Perlu dipahami bahwa dalam teori keunggulan absolut, besaran/variabel yang diutamakan adalah variabel riil dan bukannya moneter. Ini membuat teori ini juga dikenal dengan sebutan teori murni (pure theory) perdagangan internasional.

2. Teori Keunggulan Komparatif

Teori keunggulan komparatif dicetuskan oleh David Ricardo dengan asumsi utama bahwa perdagangan internasional dapat terjadi walaupun suatu negara tidak memiliki keunggulan absolut. Dalam teori ini, dijelaskan bahwa perdagangan internasional dapat saling menguntungkan ketika salah satu negara tidak memiliki keunggulan absolut, dengan jalan hanya memiliki keunggulan komparatif saja pada harga untuk komoditi yang relatif berbeda.

Keunggulan komparatif yang dikemukakan oleh David Ricardo dalam bukunya Principles of Political Economy and Taxation (1817). Pemikiran Ricardo berangkat dari analisanya terhadap kelemahan teori keunggulan absolut yang menjelaskan bahwa perdagangan internasional akan terjadi dan menguntungkan ketika setiap negara yang terlibat dalam perdagangan internasional mempunyai keunggulan absolut yang berbeda-beda.

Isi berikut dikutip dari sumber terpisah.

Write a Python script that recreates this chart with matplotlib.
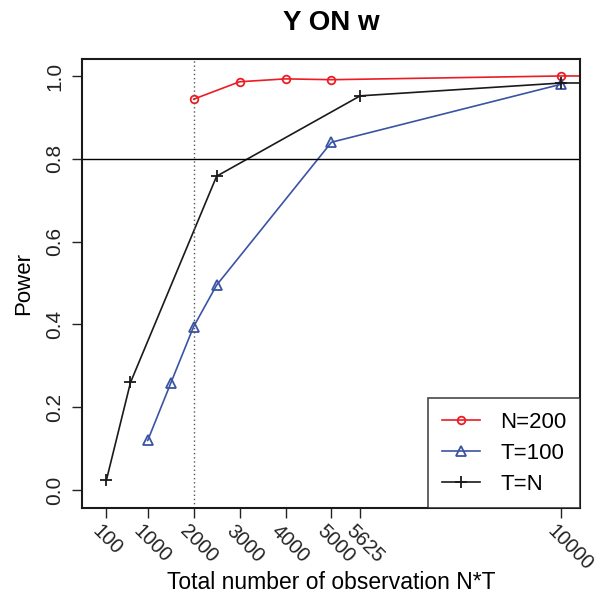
import matplotlib
matplotlib.use("Agg")
from matplotlib import pyplot as plt
from matplotlib.transforms import ScaledTranslation

plt.rcParams['font.family'] = ['Liberation Sans', 'DejaVu Sans']

# power curves against total number of observations N*T
n200_x = [2000, 3000, 4000, 5000, 10000, 20000]
n200_y = [0.944, 0.986, 0.993, 0.991, 1.0, 1.0]

t100_x = [1000, 1500, 2000, 2500, 5000, 10000]
t100_y = [0.12, 0.258, 0.395, 0.495, 0.84, 0.98]

tn_x = [100, 625, 2500, 5625, 10000, 22500]
tn_y = [0.024, 0.26, 0.758, 0.952, 0.983, 0.985]

xticks = [100, 1000, 2000, 3000, 4000, 5000, 5625, 10000]
yticks = [0.0, 0.2, 0.4, 0.6, 0.8, 1.0]

red = '#ec1c24'
blue = '#3a54a4'

fig = plt.figure(figsize=(5.97, 5.94), dpi=100)
ax = fig.add_axes([0.1374, 0.1448, 0.8341, 0.7559])

ax.plot(n200_x, n200_y, '-', color=red, lw=1.2, marker='o', ms=5.5,
        mfc='none', mec=red, mew=1.3, label='N=200')
ax.plot(t100_x, t100_y, '-', color=blue, lw=1.2, marker='^', ms=6.5,
        mfc='none', mec=blue, mew=1.3, label='T=100')
ax.plot(tn_x, tn_y, '-', color='#1a1a1a', lw=1.2, marker='+', ms=8,
        mew=1.3, label='T=N')

ax.axhline(0.8, color='black', lw=1.0)
ax.axvline(2000, color='#555555', lw=1.0, ls=(0, (1, 2)))

ax.set_xlim(-430, 10410)
ax.set_ylim(-0.043, 1.041)

ax.set_xticks(xticks)
ax.set_xticklabels([str(v) for v in xticks], rotation=-45, ha='left',
                   va='top', rotation_mode='anchor', fontsize=14.5)
ax.set_yticks(yticks)
ax.set_yticklabels([f'{v:.1f}' for v in yticks], rotation=90,
                   va='center', fontsize=15)
ax.tick_params(axis='both', direction='out', length=7, width=1.0,
               colors='#222222', pad=6)
ax.tick_params(axis='x', pad=3)

# nudge the slanted labels a bit to the left of their ticks
shift = ScaledTranslation(-3 / 72, 0, fig.dpi_scale_trans)
for lab in ax.get_xticklabels():
    lab.set_transform(lab.get_transform() + shift)

for s in ax.spines.values():
    s.set_linewidth(1.5)
    s.set_color('#1a1a1a')

ax.set_title('Y ON w', fontsize=20, fontweight='bold', pad=21)
ax.set_xlabel('Total number of observation N*T', fontsize=16.5, va='center')
ax.xaxis.set_label_coords(0.5, -0.165)
ax.set_ylabel('Power', fontsize=16, labelpad=8)

leg = ax.legend(loc='lower right', fontsize=16, frameon=True, fancybox=False,
                borderaxespad=0, handlelength=1.75, borderpad=0.6,
                labelspacing=0.45, handletextpad=0.9)
leg.get_frame().set_edgecolor('#1a1a1a')
leg.get_frame().set_linewidth(1.2)

fig.savefig('out.png', dpi=100)
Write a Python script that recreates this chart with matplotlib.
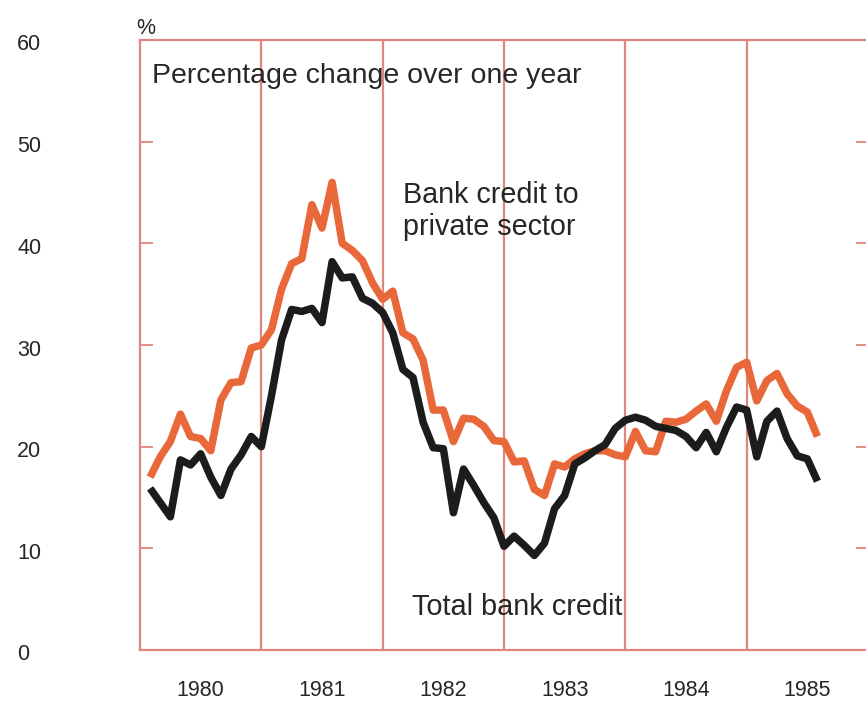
import numpy as np
import matplotlib
matplotlib.use("Agg")
import matplotlib.pyplot as plt
from matplotlib.transforms import blended_transform_factory, ScaledTranslation

# monthly data, Jan 1980 - Jul 1985 (percentage change over one year)
years = [1980, 1981, 1982, 1983, 1984, 1985]
private_credit = [17.0, 19.0, 20.5, 23.2, 21.0, 20.8, 19.6, 24.6, 26.3, 26.4,
                  29.7, 30.0, 31.5, 35.5, 38.0, 38.5, 43.8, 41.5, 46.0, 40.0,
                  39.3, 38.3, 36.1, 34.5, 35.3, 31.2, 30.6, 28.5, 23.6, 23.6,
                  20.5, 22.8, 22.7, 22.0, 20.6, 20.5, 18.5, 18.6, 15.8, 15.2,
                  18.3, 18.0, 18.8, 19.3, 19.6, 19.6, 19.2, 19.0, 21.5, 19.6,
                  19.5, 22.5, 22.4, 22.7, 23.5, 24.2, 22.5, 25.5, 27.8, 28.3,
                  24.5, 26.5, 27.2, 25.2, 24.0, 23.4, 21.0]
total_credit = [15.9, 14.5, 13.1, 18.7, 18.2, 19.3, 17.0, 15.2, 17.8, 19.2,
                21.0, 20.0, 25.0, 30.5, 33.5, 33.3, 33.6, 32.2, 38.2, 36.6,
                36.7, 34.6, 34.1, 33.2, 31.2, 27.6, 26.8, 22.4, 19.9, 19.8,
                13.5, 17.8, 16.2, 14.5, 13.0, 10.2, 11.2, 10.3, 9.3, 10.5,
                13.9, 15.2, 18.3, 18.9, 19.6, 20.2, 21.8, 22.6, 22.9, 22.6,
                22.0, 21.8, 21.6, 21.0, 19.9, 21.4, 19.5, 21.9, 23.9, 23.6,
                19.0, 22.5, 23.5, 20.8, 19.1, 18.8, 16.6]
yticks = [0, 10, 20, 30, 40, 50, 60]

t = 1980 + (np.arange(len(total_credit)) + 1) / 12.0

frame = "#e0867a"
orange = "#e8683a"
black = "#1c1c1c"
txt = "#262626"
font = "Liberation Sans"

fig = plt.figure(figsize=(8.66, 7.03), dpi=100)
ax = fig.add_axes([140 / 866, 53 / 703, 728 / 866, 610 / 703])

ax.plot(t, private_credit, color=orange, lw=5.4, solid_joinstyle="round",
        solid_capstyle="butt", zorder=3)
ax.plot(t, total_credit, color=black, lw=5.4, solid_joinstyle="round",
        solid_capstyle="butt", zorder=4)

ax.set_xlim(1980, 1986)
ax.set_ylim(0, 60)

for sp in ax.spines.values():
    sp.set_color(frame)
    sp.set_linewidth(1.6)
for y in years[1:]:
    ax.axvline(y, color=frame, lw=1.6, zorder=1)

ax.set_yticks(yticks)
ax.set_xticks([])
ax.tick_params(axis="y", direction="in", length=9, width=1.3, color=frame,
               left=True, right=True, labelleft=False)

# y labels far to the left
tr = blended_transform_factory(fig.transFigure, ax.transData) + \
    ScaledTranslation(0, -5 / 100, fig.dpi_scale_trans)
for v in yticks:
    ax.text(17 / 866, v, str(v), transform=tr, ha="left", va="center",
            fontsize=15.5, color=txt, family=font)

# year labels centred in each year
trx = blended_transform_factory(ax.transData, fig.transFigure)
for y in years:
    ax.text(y + 0.5, 1 - 690 / 703, str(y), transform=trx, ha="center",
            va="center", fontsize=15.5, color=txt, family=font)

fig.text(136 / 866, 1 - 28 / 703, "%", fontsize=15.5, color=txt, family=font,
         ha="left", va="center")

ax.text(1980.1, 56.5, "Percentage change over one year", fontsize=20.5,
        color=txt, family=font, ha="left", va="center")
ax.text(1982.17, 43.2, "Bank credit to\nprivate sector", fontsize=20.7,
        color=txt, family=font, ha="left", va="center", linespacing=1.2)
ax.text(1982.24, 4.2, "Total bank credit", fontsize=20.8,
        color=txt, family=font, ha="left", va="center")

fig.savefig("out.png", dpi=100, facecolor="white")
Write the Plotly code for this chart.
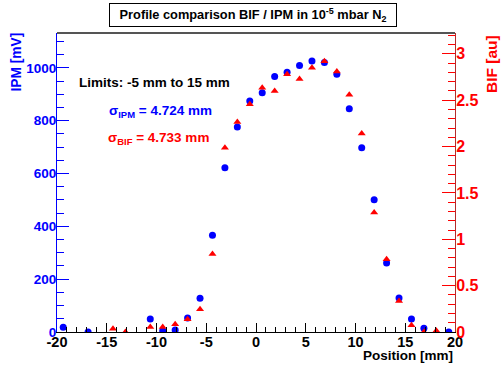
import plotly.graph_objects as go

# Data
ipm_pos = [-19.375, -16.875, -10.625, -9.375, -8.125, -6.875, -5.625, -4.375, -3.125,
           -1.875, -0.625, 0.625, 1.875, 3.125, 4.375, 5.625, 6.875, 8.125, 9.375,
           10.625, 11.875, 13.125, 14.375, 15.625, 16.875, 19.375]
ipm_val = [18, 0, 49, 5, 8, 53, 128, 366, 622,
           776, 875, 906, 967, 983, 1009, 1026, 1020, 976, 845,
           698, 501, 261, 129, 49, 14, 0]

bif_pos = [-14.375, -13.125, -10.625, -9.375, -8.125, -6.875, -5.625, -4.375, -3.125,
           -1.875, -0.625, 0.625, 1.875, 3.125, 4.375, 5.625, 6.875, 8.125, 9.375,
           10.625, 11.875, 13.125, 14.375, 15.625, 16.875, 18.125]
bif_val = [0.036, 0.0, 0.054, 0.054, 0.083, 0.137, 0.245, 0.841, 1.988,
           2.265, 2.456, 2.635, 2.60, 2.78, 2.73, 2.85, 2.92, 2.81, 2.56,
           2.14, 1.29, 0.784, 0.334, 0.072, 0.0, 0.014]

x_ticks = [-20, -15, -10, -5, 0, 5, 10, 15, 20]
y1_ticks = [0, 200, 400, 600, 800, 1000]
y2_ticks = [0, 0.5, 1, 1.5, 2, 2.5, 3]

FONT = "Liberation Sans"
BLUE = "#0000ff"
RED = "#ff0000"


def bold(vals):
    return ["<b>%s</b>" % v for v in vals]


fig = go.Figure()
fig.add_trace(go.Scatter(x=ipm_pos, y=ipm_val, mode="markers", yaxis="y",
                         marker=dict(symbol="circle", size=7, color=BLUE, line=dict(width=0)),
                         showlegend=False))
fig.add_trace(go.Scatter(x=bif_pos, y=bif_val, mode="markers", yaxis="y2",
                         marker=dict(symbol="triangle-up", size=7, color=RED, line=dict(width=0)),
                         showlegend=False))

fig.update_layout(
    width=501, height=365,
    margin=dict(l=57, r=46, t=33, b=33),
    paper_bgcolor="white", plot_bgcolor="white",
    font=dict(family=FONT, size=13),
    xaxis=dict(range=[-20, 20], tickvals=x_ticks, ticktext=bold(x_ticks),
               showgrid=False, zeroline=False, showline=True, linecolor="black", linewidth=1,
               ticks="inside", ticklen=9, tickwidth=1, tickcolor="black",
               minor=dict(ticks="inside", ticklen=5, dtick=1, tickcolor="black", tickwidth=1),
               ticklabelstandoff=-3,
               tickfont=dict(family=FONT, size=14.5, color="black")),
    yaxis=dict(range=[0, 1132], tickvals=y1_ticks, ticktext=bold(y1_ticks),
               showgrid=False, zeroline=False, showline=True, linecolor=BLUE, linewidth=1,
               ticks="inside", ticklen=12, tickwidth=1, tickcolor=BLUE,
               minor=dict(ticks="inside", ticklen=7, dtick=50, tickcolor=BLUE, tickwidth=1),
               ticklabelstandoff=-3,
               tickfont=dict(family=FONT, size=13.5, color=BLUE)),
    yaxis2=dict(range=[0, 3.225], tickvals=y2_ticks, ticktext=bold(y2_ticks),
                overlaying="y", side="right", anchor="x",
                showgrid=False, zeroline=False, showline=True, linecolor="#b52a2a", linewidth=1,
                ticks="inside", ticklen=13, tickwidth=1, tickcolor=RED,
                minor=dict(ticks="inside", ticklen=7, dtick=0.1, tickcolor=RED, tickwidth=1),
                ticklabelstandoff=-3,
                tickfont=dict(family=FONT, size=16, color=RED)),
    shapes=[dict(type="line", xref="paper", yref="paper", x0=0, x1=1, y0=1, y1=1,
                 line=dict(color="#555555", width=2))],
    annotations=[
        dict(text="<b>Profile comparison BIF / IPM in 10<sup>-5</sup> mbar N<sub>2</sub></b>",
             xref="paper", yref="paper", x=0.4925, y=1.060, xanchor="center", yanchor="middle",
             showarrow=False, bordercolor="black", borderwidth=1, borderpad=1, bgcolor="white",
             width=284, height=20,
             font=dict(family=FONT, size=12.8, color="black")),
        dict(text="<b>IPM [mV]</b>", xref="paper", yref="paper", x=-0.1005, y=0.901,
             xanchor="center", yanchor="middle", textangle=-90, showarrow=False,
             font=dict(family=FONT, size=13.8, color=BLUE)),
        dict(text="<b>BIF [au]</b>", xref="paper", yref="paper", x=1.092, y=0.895,
             xanchor="center", yanchor="middle", textangle=-90, showarrow=False,
             font=dict(family=FONT, size=15.5, color=RED)),
        dict(text="<b>Position [mm]</b>", xref="paper", yref="paper", x=1.0, y=-0.0786,
             xanchor="right", yanchor="middle", showarrow=False,
             font=dict(family=FONT, size=13.5, color="black")),
        dict(text="<b>Limits: -5 mm to 15 mm</b>", xref="paper", yref="paper", x=0.05, y=0.833,
             xanchor="left", yanchor="middle", showarrow=False,
             font=dict(family=FONT, size=13.5, color="black")),
        dict(text="<b>σ<sub>IPM</sub> = 4.724 mm</b>", xref="paper", yref="paper", x=0.1256, y=0.739,
             xanchor="left", yanchor="middle", showarrow=False,
             font=dict(family=FONT, size=13.5, color=BLUE)),
        dict(text="<b>σ<sub>BIF</sub> = 4.733 mm</b>", xref="paper", yref="paper", x=0.123, y=0.647,
             xanchor="left", yanchor="middle", showarrow=False,
             font=dict(family=FONT, size=13.5, color=RED)),
    ],
)

fig.write_html("out.html")
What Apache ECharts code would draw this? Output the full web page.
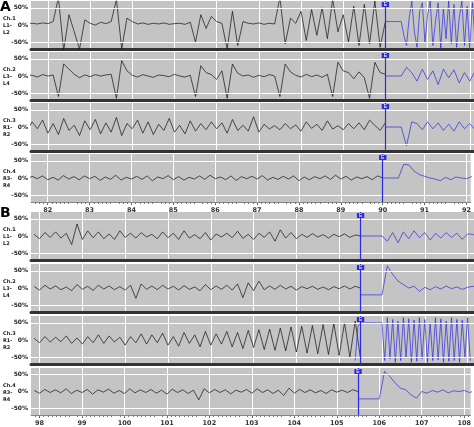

Menurut Ricardo, kelemahan pola pikir keunggulan absolut karena ketika hanya satu negara yang memiliki keunggulan absolut untuk barang tertentu yang dihasilkan, maka tidak akan terjadi perdagangan internasional yang menguntungkan. Karenanya, kelemahan ini lalu disempurnakan oleh David Ricardo lewat teori keunggulan komparatif.

Dalam teori keunggulan komparatif atau comparative advantage David Ricardo, negara yang mempunyai keunggulan mutlak dalam memproduksi semua barang itu harus mengekspor barang yang mempunyai keunggulan komparatif tinggi dan mengimpor barang yang mempunyai keunggulan komparatif rendah.

3. Teori Heckscher-Ohlin (H-O)

Teori Heckscher-Ohlin atau yang biasa disebut sebagai Teori H-O dicetuskan oleh Eli Heckscher dan muridnya Bertil Olin. Dalam teori ini, dijelaskan bahwa pola perdagangan negara-negara cenderung mengekspor barang-barang dengan faktor produksi yang relatif melimpah secara intensif.

Hal ini disebabkan oleh adanya perbedaan produktivitas yang terjadi akibat perbedaan proporsi faktor tenaga kerja, modal, dan tanah yang dimiliki oleh suatu negara. Karenanya, teori ini juga disebut sebagai “The Proportional Factor Theory”.

Teori ini berasumsi bahwa negara dengan faktor produksi yang relatif tinggi dan murah dalam biaya produksi akan melakukan spesialisasi produksi untuk target ekspor. Sebaliknya, bagi negara dengan faktor produksi yang relatif langka dan mahal dalam biaya produksi, ia akan melakukan impor.

Dari sinilah, maka dapat dijelaskan bagaimana pola perdagangan internasional berlangsung, yakni negara-negara yang cenderung mengekspor barang-barang dengan menggunakan faktor produksi relatif melimpah secara intensif.